In more concerning cases, candidates mirror another professional’s profile structure or claim association with well-known brands without having been formally employed.
Why This Type of Fraud Is Increasing
Several factors have contributed to the rise of LinkedIn profile fraud.
Hiring has become more competitive, pushing candidates to “optimize” profiles to pass keyword searches. Remote hiring has reduced informal validation. Recruiters often rely on LinkedIn activity as a proxy for credibility, even though endorsements and recommendations are easily curated.
Most importantly, LinkedIn does not independently verify employment claims for the majority of users.
The Risk of Trusting LinkedIn Profiles Too Much
When hiring decisions are influenced heavily by LinkedIn profiles, organizations risk building expectations that are not supported by reality.

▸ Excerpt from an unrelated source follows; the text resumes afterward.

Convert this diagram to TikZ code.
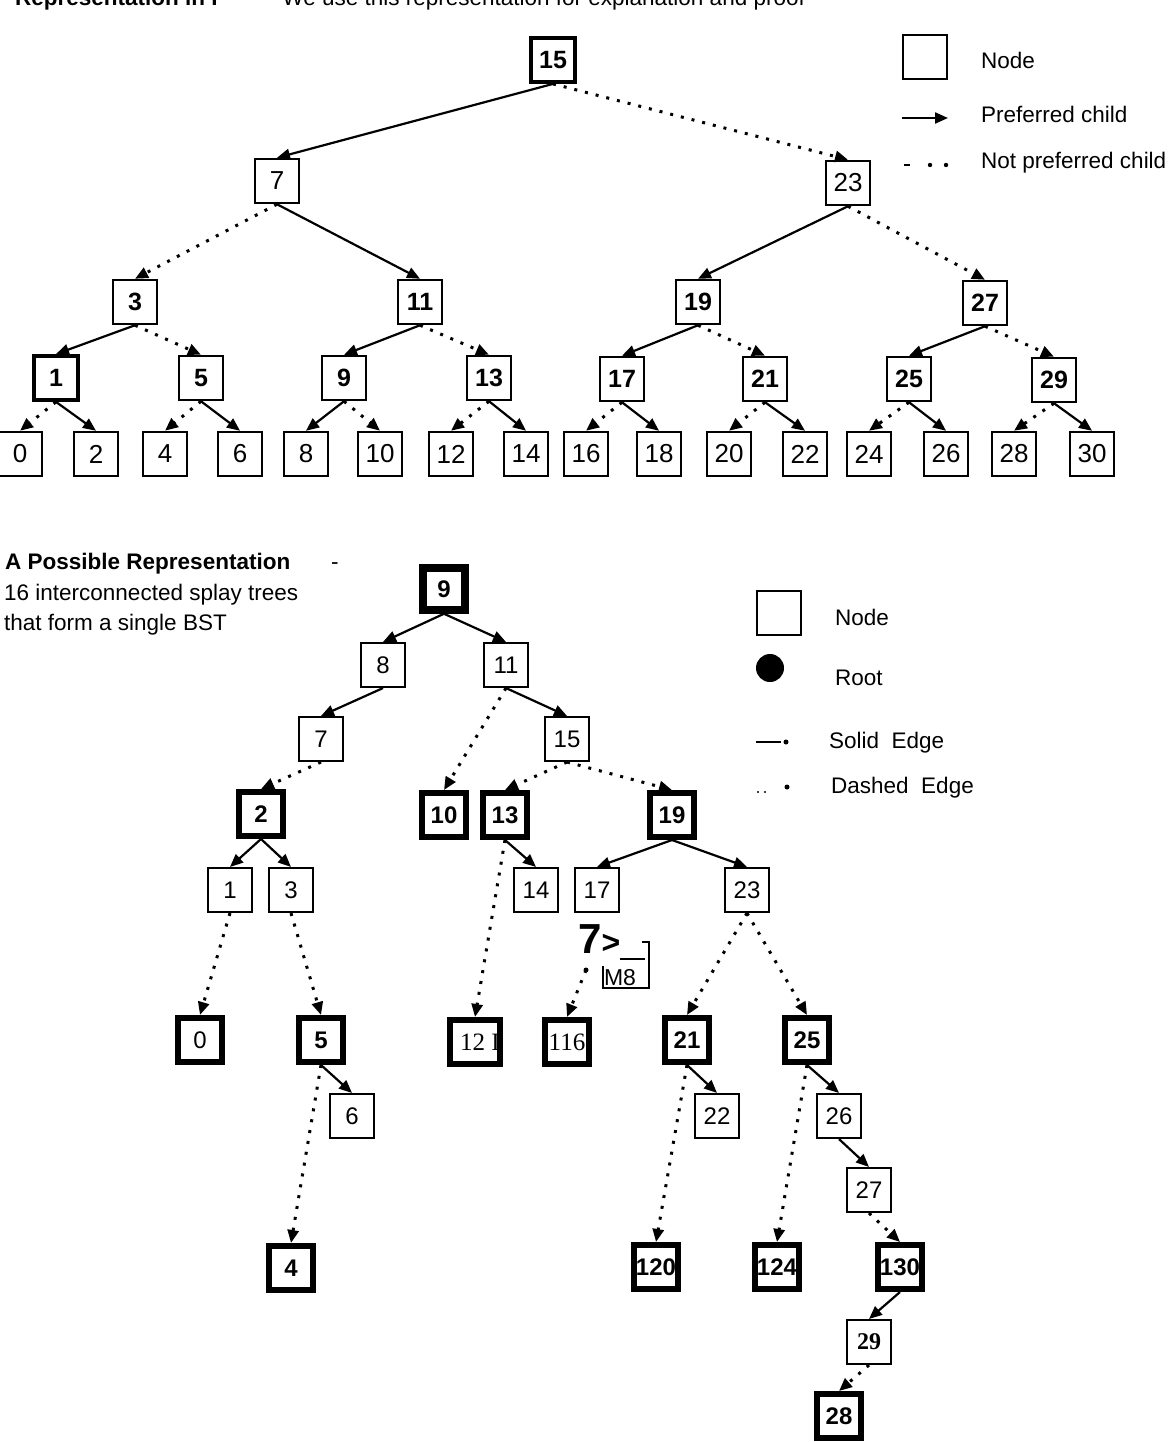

Candidates hired on inflated profiles may struggle to perform, fail technical evaluations post-joining, or require extensive correction. For client-facing or leadership roles, this mismatch damages credibility quickly.
LinkedIn profile fraud rarely causes immediate failure — it creates delayed disappointment, which is harder and more expensive to fix.
Early Warning Signs HR Should Watch For
While LinkedIn alone cannot confirm fraud, certain patterns should prompt closer review.
Profiles with unusually rapid promotions, overlapping roles, or vague role descriptions deserve attention. Discrepancies between LinkedIn timelines and resumes are another signal. Hesitation or defensiveness when asked to explain profile details is also telling.
These signs do not confirm dishonesty — but they indicate the need for verification.
Why Interviews Don’t Always Expose the Truth
Strong communicators often present themselves well in interviews, especially when discussions stay high-level. LinkedIn profiles are frequently used to guide interview questions, which can reinforce inflated narratives instead of challenging them.
Without independent verification, interviews end up validating the profile — not the truth behind it.
How Background Verification Brings Clarity
Background verification cuts through self-reported claims. Employment verification confirms actual roles, tenure, and employer legitimacy. Reference insights provide context around responsibilities and performance that LinkedIn profiles cannot capture.
When verification findings differ from LinkedIn claims, HR gains factual grounding to reassess fit — before onboarding risk increases.
How HR Should Use LinkedIn Responsibly
LinkedIn should be treated as a conversation starter, not a source of truth. It is useful for understanding how candidates position themselves, but it must be balanced with structured verification and role-based checks.
HR teams that align resumes, interviews, LinkedIn profiles, and verification outcomes make stronger, defensible hiring decisions.
Why Leadership Should Care About This
For founders and CXOs, LinkedIn profile fraud is not about social media accuracy — it is about risk exposure. When senior hires or client-facing employees are recruited based on inflated profiles, the cost of correction is high.
Verification protects leadership from hiring decisions driven by perception rather than proof.
Final Thought
LinkedIn profiles tell a story — but not always the full one.
In a hiring environment where self-presentation is optimized and reality is delayed, background verification provides the grounding organizations need to hire with confidence.